Ricorre oggi il centottantesimo anniversario del ritorno in cielo di padre Antonio Silvestri, il sacerdote oratoriano nato e vissuto a Foggia a cavallo tra il Settecento e l’Ottocento, e morto in odore di santità, dopo aver vissuto una vita al servizio dei poveri e dei derelitti. Il Comitato per la beatificazione di don Antonio Silvestri e la Confraternita di Sant’Eligio hanno diffuso un comunicato stampa che sottolinea le eccelse ed eroiche virtù del pio sacerdote. Eccone il testo.
20 luglio 1837- 20 luglio 2017, centoottant’anni dalla salita al cielo di quello straordinario figlio di Foggia, figlio della Chiesa, eroe della carità, Don Antonio Silvestri, che ha dato eccellente prova delle sue virtù, lasciando inebriata tutta la città, che lo ricorda ancora con grande amore e al quale ricorre per intercessioni.
E’ il 14 di luglio, il morbo del colera imperversa anche a Foggia, dopo essersi diffuso in alcuni paesi del Gargano come a Rodi Garganico, a Ischitella. I morti aumentano di giorno in giorno, la voce disperata della popolazione correva di casa in casa: “disgrazia, Don Antonio è stato colpito dal morbo del colera, è in fin di vita!” Lo aveva predetto: “Morirò di colera”, ed infatti soltanto dopo pochi giorni di sofferenza il pio sacerdote in un estasiato volto sorridente ed appagato “volò” verso la casa dove avrebbe incontrato la sua Vergine del Buonconsiglio, con la quale aveva un filiale e confidenziale rapporto di fede profonda. Don Antonio era stato infettato dal morbo del colera da una sua povera vecchietta che volle assolutamente confessarsi dal suo pio sacerdote. Quel segno premonitore ne aveva data la certezza della sua morte imminente, infatti dal pozzo scavato all’interno del costruendo Conservatorio del Buonconsiglio non dava più acqua, il secchio veniva su sempre vuoto. E si gridava : “disgrazia, disgrazia!”. Sempre attento a tutto, Don Antonio il 19 luglio fece chiamare il notaio Saverio Altamura al quale dettò le sue ultime paterne volontà. “E’ mia volontà, e prego la Congregazione di Santo Eligio di voler continuare con la stessa attenzione e cura sinora praticata ad assistere in detta chiesa, sia sulle sue funzioni d’obbligo e sia con tutte le altre funzioni che verranno fatte dal Conservatorio, in modo che reciprocamente(Congrega e Suore Oblate del Buonconsiglio) collaborassero nelle particolari loro funzioni, volendo che serbino tra di loro la massima armonia”.
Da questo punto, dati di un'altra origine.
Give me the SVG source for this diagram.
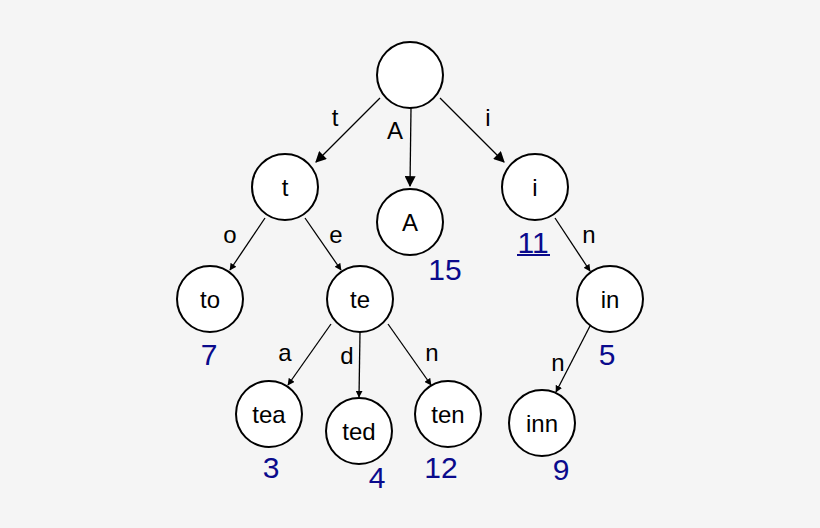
<svg xmlns="http://www.w3.org/2000/svg" width="820" height="528" viewBox="0 0 820 528">
<style>
.n{fill:#fff;stroke:#000;stroke-width:2}
.t{font-family:"Liberation Sans",Arial,sans-serif;font-size:24px;text-anchor:middle;fill:#000}
.v{font-family:"Liberation Sans",Arial,sans-serif;font-size:30px;text-anchor:middle;fill:#0a0a8c}
.e{stroke:#000;stroke-width:1.3;fill:none;marker-end:url(#a)}
</style>
<defs><marker id="a" viewBox="0 0 10 10" refX="9" refY="5" markerWidth="7" markerHeight="7" orient="auto" markerUnits="userSpaceOnUse"><path d="M0,0L10,5L0,10z" fill="#000"/></marker>
<marker id="b" viewBox="0 0 10 10" refX="9" refY="5" markerWidth="11" markerHeight="11" orient="auto" markerUnits="userSpaceOnUse"><path d="M0,0L10,5L0,10z" fill="#000"/></marker></defs>
<rect width="820" height="528" fill="#f5f5f5"/>
<g id="connectors">
<line class="e" style="marker-end:url(#b)" x1="380" y1="98" x2="316" y2="162"/>
<line class="e" style="marker-end:url(#b)" x1="411" y1="108" x2="410" y2="186"/>
<line class="e" style="marker-end:url(#b)" x1="440" y1="98" x2="504" y2="162"/>
<line class="e" x1="265" y1="218" x2="230" y2="270"/>
<line class="e" x1="305" y1="218" x2="341" y2="270"/>
<line class="e" x1="555" y1="218" x2="590" y2="271"/>
<line class="e" x1="331" y1="324" x2="288" y2="385"/>
<line class="e" x1="360" y1="332" x2="359" y2="397"/>
<line class="e" x1="388" y1="324" x2="431" y2="385"/>
<line class="e" x1="590" y1="326" x2="556" y2="392"/>
</g>
<g class="t">
<text x="335" y="126">t</text><text x="395" y="139">A</text><text x="488" y="126">i</text>
<text x="230" y="243">o</text><text x="336" y="243">e</text><text x="589" y="243">n</text>
<text x="285" y="361">a</text><text x="347" y="364">d</text><text x="432" y="361">n</text><text x="558" y="371">n</text>
</g>
<g id="root"><circle class="n" cx="410" cy="75" r="33"/></g>
<g id="t"><circle class="n" cx="285" cy="187" r="33"/><text class="t" x="285" y="196">t</text></g>
<g id="A"><circle class="n" cx="410" cy="222" r="33"/><text class="t" x="410" y="231">A</text><text class="v" x="445" y="280">15</text></g>
<g id="i"><circle class="n" cx="535" cy="187" r="33"/><text class="t" x="535" y="196">i</text><text class="v" x="533" y="253">11</text><line x1="517" y1="255" x2="550" y2="255" stroke="#0a0a8c" stroke-width="2"/></g>
<g id="to"><circle class="n" cx="210" cy="299" r="33"/><text class="t" x="210" y="308">to</text><text class="v" x="209" y="365">7</text></g>
<g id="te"><circle class="n" cx="360" cy="299" r="33"/><text class="t" x="360" y="308">te</text></g>
<g id="in"><circle class="n" cx="610" cy="299" r="33"/><text class="t" x="610" y="308">in</text><text class="v" x="607" y="365">5</text></g>
<g id="tea"><circle class="n" cx="269" cy="414" r="33"/><text class="t" x="269" y="423">tea</text><text class="v" x="271" y="478">3</text></g>
<g id="ted"><circle class="n" cx="359" cy="431" r="33"/><text class="t" x="359" y="440">ted</text><text class="v" x="377" y="488">4</text></g>
<g id="ten"><circle class="n" cx="448" cy="414" r="33"/><text class="t" x="448" y="423">ten</text><text class="v" x="441" y="478">12</text></g>
<g id="inn"><circle class="n" cx="542" cy="423" r="33"/><text class="t" x="542" y="432">inn</text><text class="v" x="561" y="480">9</text></g>
</svg>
E’ confermato, Don Antonio è morto. La notizia si diffonde in tutti i vicoli, in tutte le vie, e nelle campagne della città. Don Antonio, al termine di una straordinaria vita di carità e di fede integerrima, stesso su di un lettino, confortato da nove frati cappuccini, viene esposto alla pia venerazione della popolazione foggiana. Fu un accorrere da ogni angolo della città: da una via all’altra, da un vico all’altro, da una campagna all’altra, da un palazzo reale all’altro, file interminabili di foggiani ,che avevano per tutti i 64 anni di vita di don Antonio, ammirato la sua incrollabile fede nell’ esercizio del suo ministero sacerdotale, si riversano in quella piccola chiesa di Santo Eligio, eretta nella distesa piana delle Croci, gridando: “SANTO, SANTO SUBITO”. Il Villani, un noto cronista del tempo, così descrive la scena dell’ultimo” a Dio” a quell’instancabile figlio di Foggia, eroe della carità gioiosa : ”l’esemplare ecclesiastico, che ha dato bastante prova di sue virtu’ nel ramo del suo Ufficio, è pianto generalmente da tutta la popolazione di Foggia. Al passaggio delle sante spoglie le sue suore piansero teneramente e, salite sul belvedere del Conservatorio, non potendo reggere a tanto dolore, proruppero nel più profondo pianto. Ad esse si unirono il pianto e le strazianti grida della popolazione accorsa.”